US House begins debate on revised finance rescue plan

October 3rd, 2008 - 11:35 pm ICT by IANS  

Washington, Oct 3 (DPA) The US House of Representatives Friday began 90 minutes of debate on the new version of the finance rescue plan, but in a mood of resignation about the politically unpopular bail-out of Wall Street. Representative Charles Rangel of New York began the speech, saying the Congress was acting on the $700-billion rescue plan “with a political pistol at our heads”.

Congress has received tens of thousands of phone calls from angry voters who oppose using tax money to rescue the economy from what President George W. Bush has warned would be a long and painful recession.

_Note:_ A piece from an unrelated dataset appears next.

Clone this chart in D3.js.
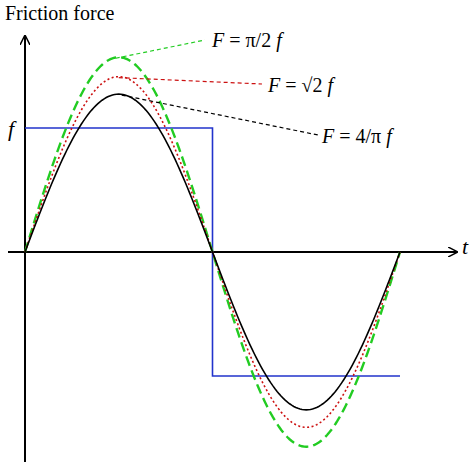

But House Republican leader John Boehner was optimistic that there were enough votes to pass the new plan, after Republicans and some Democrats formed enough of a majority to kill the plan Monday.

Boehner and Representative Roy Blunt, who has been the main negotiator focussed on bringing Republicans on board, told reporters before debate began that the call volume had shifted and evened out, with many people now calling to urge passage of the plan.

He said they were calling out of worry for their pensions, their retirement investment plans and their ability to get credit at the bank.

Speaker of the House Nancy Pelosi Thursday vowed not to take the bill to the floor unless she was sure of the votes.

The Senate adopted the revised legislation Wednesday night in a 74-25 vote, after it was sweetened with a year-long increase in government-backed guarantees for bank deposits from $100,000 to $250,000, extensions of tax credits for renewable energy and small businesses and tax changes that will benefit the middle class.

But some House Republicans objected to some of the sweeteners, which included non-related items such as requiring health insurers to provide parity of coverage for mental illness as well as physical ailments and removing an excise tax from a company in Oregon that makes wooden arrow shafts.

The original three-page bill submitted by the White House two weeks ago has grown to 450 pages, the New York Times reported.

Representative Steven LaTourette of Ohio Thursday told reporters that he was encountering stiff resistance in a campaign to convince 20 Republicans who voted no Monday to change to yes.

“The number $700 billion continues to be difficult,” he said. “It’s difficult because nobody can seem to explain why the secretary (US Treasury Secretary Henry Paulson) needs $700 billion.”